Sobre a gravação feita por Hawilla, o promotor ressaltou que Marin estava respondendo a seu interlocutor sobre um pagamento de propina quando respondeu "vou falar com Del Nero sobre isso, mas tem que ser pessoalmente". Sobre Marin apenas "levantar brindes", Nitze refutou apresentando a assinatura do contrato para a Copa América Centenário. Já a respeito dos três pagamentos de US$ 500 milhões feitos na conta da Firelli, chamados pelos advogados de Marin de "mera especulação", a Promotoria falou em "prova cabal".
A defesa de Marin tentou desqualificar o depoimento de José Hawilla dizendo que ele continuou pagando propina mesmo depois de começar a colaborar com o governo americano — embora ele tenha assinado seu acordo de delação após esses pagamentos. Mas a Promotoria argumentou que isto é verdade, e que ele pagou US$ 5 milhões, cuja metade foi parar nas mãos de Marin.
Durante a defesa de Manuel Burga, seu advogado tentou usar um trecho de uma gravação de conversa entre Hawilla de Alejandro Burzaco, em que ele disse que tem uma pessoa na Conmebol que não aceitava receber propina porque era honesto. Em seguida, sugeriu que essa pessoa era seu cliente. Nitze rebateu: "Realmente havia uma pessoa que não recebia propina, mas não era nenhum desses três. Era o presidente da federação uruguaia, que foi substituído por outro que participou do esquema."
"Quem quer lavar dinheiro não abre conta nos EUA"
Sobre os extratos da conta da Firelli, empresa apontada pela Promotoria como laranja para fluxo de propinas, e que pertence a Marin e sua esposa, Neuza, o advogado disse que não faz sentido abrir uma conta para lavagem de dinheiro nos Estados Unidos e não em um paraíso fiscal. E que isso inclusive é contra a definição de lavagem de dinheiro feita por especialistas ouvidos pela Promotoria e pelo júri durante este caso.
"Toda a definição de lavagem de dinheiro está no fato de tentar esconder a origem dos pagamentos. Uma pessoa que quer lavar dinheiro não abre uma conta nos Estados Unidos, que é um dos países mais protegidos contra esse tipo de prática."
Até a crise econômica brasileira foi usada como argumento para justificar a existência da conta de Marin em Nova York. "Há razões legítimas para se ter dinheiro em contas nos Estados Unidos. Uma delas é se proteger da instabilidade econômica. E a economia brasileira, como disse J. Hawilla em seu depoimento, entrou e ainda está em colapso."
Os gastos em grifes de luxo também foram minimizados pela defesa de Marin: "Gente rica gasta dinheiro e isto não é contra a lei".

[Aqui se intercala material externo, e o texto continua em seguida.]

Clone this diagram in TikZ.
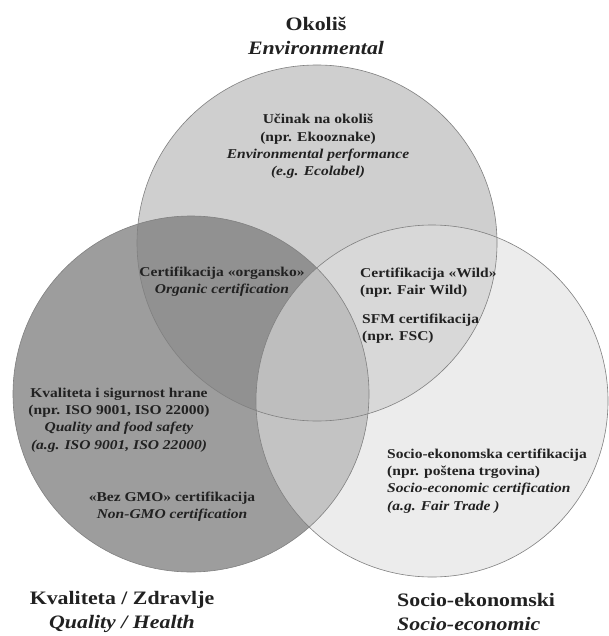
\documentclass[tikz,border=0pt]{standalone}
\usepackage{fontspec}
\setmainfont{Liberation Serif}[FakeStretch=1.15]
\definecolor{txt}{gray}{0.13}
\definecolor{ctop}{gray}{0.81}
\definecolor{cleft}{gray}{0.49}
\definecolor{cright}{gray}{0.875}
\definecolor{cline}{gray}{0.5}
\tikzset{
  body/.style={font=\fontsize{13.5}{17.3}\selectfont\bfseries, text=txt, inner sep=0pt},
  ttl/.style={font=\fontsize{19}{24}\selectfont\bfseries, text=txt, inner sep=0pt},
  rim/.style={draw=cline, line width=0.6pt},
}
\begin{document}
\begin{tikzpicture}[x=1pt,y=-1pt]
\useasboundingbox (0,0) rectangle (608,636);
\fill[white] (0,0) rectangle (608,636);
% circles
\fill[ctop] (317,243) ellipse [x radius=180, y radius=178];
\fill[cleft, fill opacity=0.75] (191,394) circle [radius=178];
\fill[cright, fill opacity=0.59] (432,401) circle [radius=176];
\draw[rim] (317,243) ellipse [x radius=180, y radius=178];
\draw[rim] (191,394) circle [radius=178];
\draw[rim] (432,401) circle [radius=176];
% titles
\node[ttl, align=center] (tEnv) at (316,35.5) {Okoliš\\\textit{Environmental}};
\node[ttl, align=center] (tQual) at (122,612) {Kvaliteta / Zdravlje\\\textit{Quality / Health}};
\node[ttl, align=left, anchor=west] (tSoc) at (397,612) {Socio-ekonomski\\\textit{Socio-economic}};
% region texts
\node[body, align=center] (envperf) at (318,146.5) {Učinak na okoliš\\(npr. Ekooznake)\\\textit{Environmental performance}\\\textit{(e.g. Ecolabel)}};
\node[body, align=center] (organic) at (222,282) {Certifikacija «organsko»\\\textit{Organic certification}};
\node[body, align=left, anchor=west] (wild) at (360,282.5) {Certifikacija «Wild»\\(npr. Fair Wild)};
\node[body, align=left, anchor=west] (sfm) at (362,328.5) {SFM certifikacija\\(npr. FSC)};
\node[body, align=center] (quality) at (119,420) {Kvaliteta i sigurnost hrane\\(npr. ISO 9001, ISO 22000)\\\textit{Quality and food safety}\\\textit{(a.g. ISO 9001, ISO 22000)}};
\node[body, align=center] (gmo) at (172,507) {«Bez GMO» certifikacija\\\textit{Non-GMO certification}};
\node[body, align=left, anchor=west] (socio) at (387,481) {Socio-ekonomska certifikacija\\(npr. poštena trgovina)\\\textit{Socio-economic certification}\\\textit{(a.g. Fair Trade )}};
\end{tikzpicture}
\end{document}
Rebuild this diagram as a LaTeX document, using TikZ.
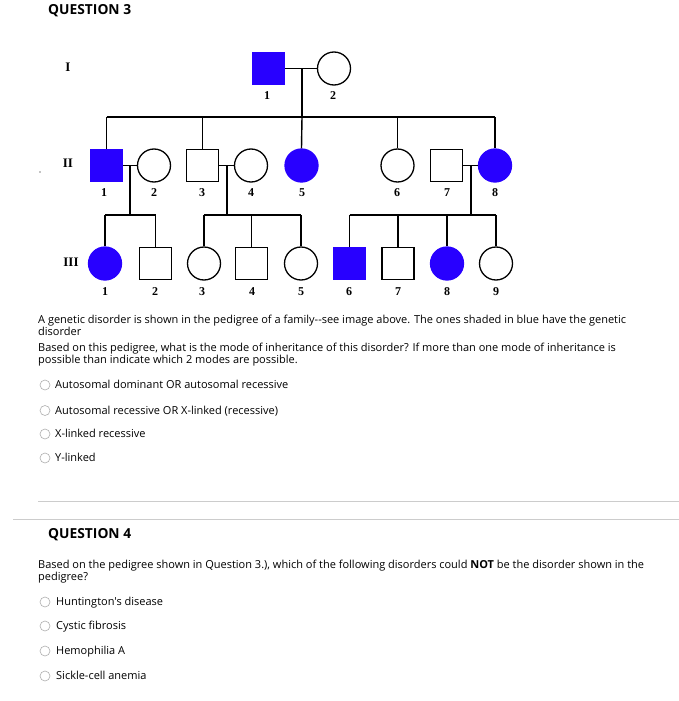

O advogado falou ainda que a empresa Expertise, supostamente criada para transferência de propina para Marin e Del Nero pela Promotoria, não era uma empresa laranja e que, segundo análise da Receita Federal americana feita em seus extratos, fez apenas oito transferências para a conta da Firelli, de um total de 93.
A gravação de uma conversa entre entre J. Hawilla e Marin, em que os dois discutem as razões pelas quais Teixeira estaria recebendo R$ 1 milhão, mesmo tendo saído da CBF, enquanto Marin e Del Nero somente R$ 500 mil cada, foi citada superficialmente: "Aquelas gravações foram feitas com objetivo de se conseguir provas contra os réus e não devem ser levadas em consideração. Ele (Hawilla) estava fazendo de tudo para salvar o acordo de colaboração que ele fez. Não importa como vocês interpretam aquela gravação, mas o fato é que o Hawilla teve de admitir que nunca deu dinheiro ao Marin nem nunca viu ninguém dar".
Napout e Burga culpam redes de televisão pelos crimes
As defesas dos outros dois acusados em julgamento nos Estados Unidos, Juan Ángel Napout, ex-presidente da Conmebol, e Manuel Burga, ex-presidente da Federação Peruana, assim como a de José Maria Marin, em nenhum momento negaram a existência de corrupção entre executivos do futebol. Mas optaram por culpar os executivos da Full Play, Mariano e Hugo Jinkis, da Torneos y Competencias, Alejandro Burzaco, e da Traffic, J. Hawilla, "que pagaram propina para manter seus direitos de transmissão e faturaram milhões".
Entre os cartolas, os acusados resolveram culpar Julio Grondona, ex-presidente da Federação Argentina, morto em 2014, Nicolás Leoz, ex-presidente da Conmebol, e Ricardo Teixeira, presidente da CBF que antecedeu Marin.
Outro momento que chamou a atenção durante a defesa foi a acusação da Promotoria de que Marin, Napout e Burga desrespeitaram o código de ética da Fifa e da Conmebol. Segundo o advogado de Marin, não há provas de que o regulamento tenha sido traduzidos para o português ou que ele tenha recebido uma cópia do código e lido seu conteúdo.